Despite their environmental benefits, hydrogen fuel cell vehicles face challenges related to infrastructure and cost. Establishing a widespread network of hydrogen refueling stations requires significant investment, while the production and storage of hydrogen can be energy-intensive and expensive. Safety concerns regarding hydrogen storage and transportation also present barriers to the widespread adoption of fuel cell vehicles.



Biofuels, derived from organic materials such as crops, agricultural residues, and algae, offer a renewable and environmentally friendly alternative to fossil fuels. Ethanol and biodiesel, the most common biofuel variants, can be blended with gasoline and diesel, respectively, to reduce emissions and enhance fuel efficiency. Biofuels also contribute to agricultural diversification and rural development, providing economic opportunities for farmers and biofuel producers.

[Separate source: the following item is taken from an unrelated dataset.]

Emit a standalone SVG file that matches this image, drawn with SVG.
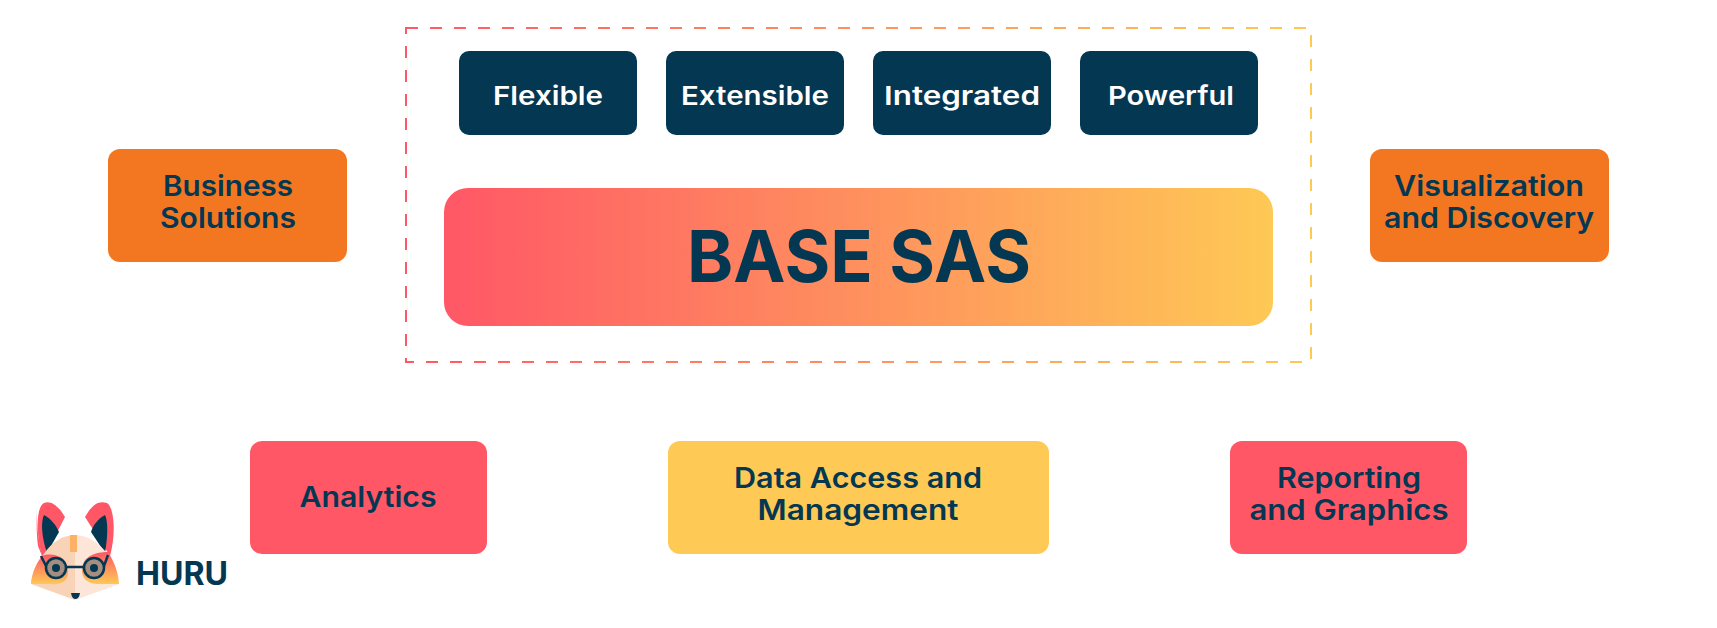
<svg xmlns="http://www.w3.org/2000/svg" width="1717" height="628" viewBox="0 0 1717 628">
<style>
text{font-family:"Inter","Liberation Sans",sans-serif;font-weight:600;text-anchor:middle;fill:#043752}
.t{font-size:26px;fill:#fff}
.n{font-size:28px}
.d{fill:#043752}
.o{fill:#f37720}
.r{fill:#ff5766}
.y{fill:#fec955}
</style>
<defs>
<linearGradient id="g" x1="0" x2="1" y1="0" y2="0"><stop offset="0" stop-color="#ff5766"/><stop offset="1" stop-color="#fec955"/></linearGradient>
<linearGradient id="gb" gradientUnits="userSpaceOnUse" x1="406" x2="1311" y1="0" y2="0"><stop offset="0" stop-color="#ff5766"/><stop offset="1" stop-color="#fec955"/></linearGradient>
<linearGradient id="c1" x1="0" x2="0" y1="0" y2="1"><stop offset="0" stop-color="#ff5766"/><stop offset="1" stop-color="#fec955"/></linearGradient>
</defs>
<rect x="406" y="28" width="905" height="334" fill="none" stroke="url(#gb)" stroke-width="2" stroke-dasharray="12 12"/>
<g id="flexible"><rect class="d" x="459" y="51" width="178" height="84" rx="10"/><text class="t" x="548" y="105" textLength="110" lengthAdjust="spacingAndGlyphs">Flexible</text></g>
<g id="extensible"><rect class="d" x="666" y="51" width="178" height="84" rx="10"/><text class="t" x="755" y="105" textLength="148" lengthAdjust="spacingAndGlyphs">Extensible</text></g>
<g id="integrated"><rect class="d" x="873" y="51" width="178" height="84" rx="10"/><text class="t" x="962" y="105" textLength="156" lengthAdjust="spacingAndGlyphs">Integrated</text></g>
<g id="powerful"><rect class="d" x="1080" y="51" width="178" height="84" rx="10"/><text class="t" x="1171" y="105" textLength="126" lengthAdjust="spacingAndGlyphs">Powerful</text></g>
<g id="base-sas"><rect x="444" y="188" width="829" height="138" rx="24" fill="url(#g)"/><text x="859" y="282" font-size="72" style="font-weight:700" textLength="344" lengthAdjust="spacingAndGlyphs">BASE SAS</text></g>
<g id="business"><rect class="o" x="108" y="149" width="239" height="113" rx="12"/><text class="n" x="228" y="196" textLength="130" lengthAdjust="spacingAndGlyphs">Business</text><text class="n" x="228" y="228" textLength="136" lengthAdjust="spacingAndGlyphs">Solutions</text></g>
<g id="visualization"><rect class="o" x="1370" y="149" width="239" height="113" rx="12"/><text class="n" x="1489" y="196" textLength="190" lengthAdjust="spacingAndGlyphs">Visualization</text><text class="n" x="1489" y="228" textLength="210" lengthAdjust="spacingAndGlyphs">and Discovery</text></g>
<g id="analytics"><rect class="r" x="250" y="441" width="237" height="113" rx="12"/><text class="n" x="368" y="507" textLength="137" lengthAdjust="spacingAndGlyphs">Analytics</text></g>
<g id="data"><rect class="y" x="668" y="441" width="381" height="113" rx="12"/><text class="n" x="858" y="488" textLength="248" lengthAdjust="spacingAndGlyphs">Data Access and</text><text class="n" x="858" y="520" textLength="201" lengthAdjust="spacingAndGlyphs">Management</text></g>
<g id="reporting"><rect class="r" x="1230" y="441" width="237" height="113" rx="12"/><text class="n" x="1349" y="488" textLength="144" lengthAdjust="spacingAndGlyphs">Reporting</text><text class="n" x="1349" y="520" textLength="199" lengthAdjust="spacingAndGlyphs">and Graphics</text></g>
<g id="logo">
<path d="M42 556Q36 530 37 510Q36 532 38 546L42 556Z" fill="#ff5766"/>
<path d="M42 556C35 530 37 506 44 503C50 500 58 505 65 517L47 552Z" fill="#ff5766"/>
<path d="M110 556C117 530 113 506 107 503C98 500 92 505 85 517Z" fill="#ff5766"/>
<path d="M47 553C41 535 41 521 44 515C51 519 56 525 59 532Z" fill="#043752"/>
<path d="M105 553C108 535 108 521 105 515C98 519 93 525 91 532Z" fill="#043752"/>
<path d="M75 535C58 535 44 550 40 562C34 570 31 578 31 584L75 600Z" fill="#f9d3b8"/>
<path d="M75 535C92 535 107 550 112 562C116 570 118 578 119 584L75 600Z" fill="#fde6d8"/>
<path d="M70 535H77V552H70Z" fill="#fdb164"/>
<path d="M31 584C32 572 36 564 42 556C52 552 68 556 68 572C68 582 60 585 50 584Z" fill="url(#c1)"/>
<path d="M119 584C118 570 113 560 108 552C96 552 82 556 82 570C82 582 92 584 100 584Z" fill="url(#c1)"/>
<circle cx="56" cy="568" r="10" fill="#a58d80" stroke="#043752" stroke-width="2.5"/>
<circle cx="94" cy="568" r="10" fill="#a58d80" stroke="#043752" stroke-width="2.5"/>
<circle cx="56" cy="568" r="4" fill="#043752"/><circle cx="94" cy="568" r="4" fill="#043752"/>
<path d="M66 567H84M46 566L41 556M104 566L108 555" fill="none" stroke="#043752" stroke-width="2.5"/>
<path d="M71 593H80Q79 599 75.500 599Q72 599 71 593Z" fill="#043752"/>
<text x="182" y="585" font-size="32" style="font-weight:700" textLength="92" lengthAdjust="spacingAndGlyphs">HURU</text>
</g>
</svg>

However, the production of biofuels can have adverse environmental impacts, including deforestation, habitat destruction, and competition with food crops for arable land and water resources. Additionally, concerns persist regarding the energy balance and net greenhouse gas emissions of certain biofuel production processes, particularly those derived from feedstocks such as corn and soybeans.


As the automotive industry evolves to meet the challenges of the 21st century, the choice of fuel options for tomorrow’s cars carries profound implications for the environment, energy security, and public health. While each fuel option offers unique advantages and challenges, the transition towards sustainable transportation requires a holistic approach that considers environmental, economic, and social factors.

By weighing the pros and cons of various fuel options and fostering innovation in technology, infrastructure, and policy, stakeholders can collectively shape a future where cars are powered by clean, efficient, and sustainable fuels.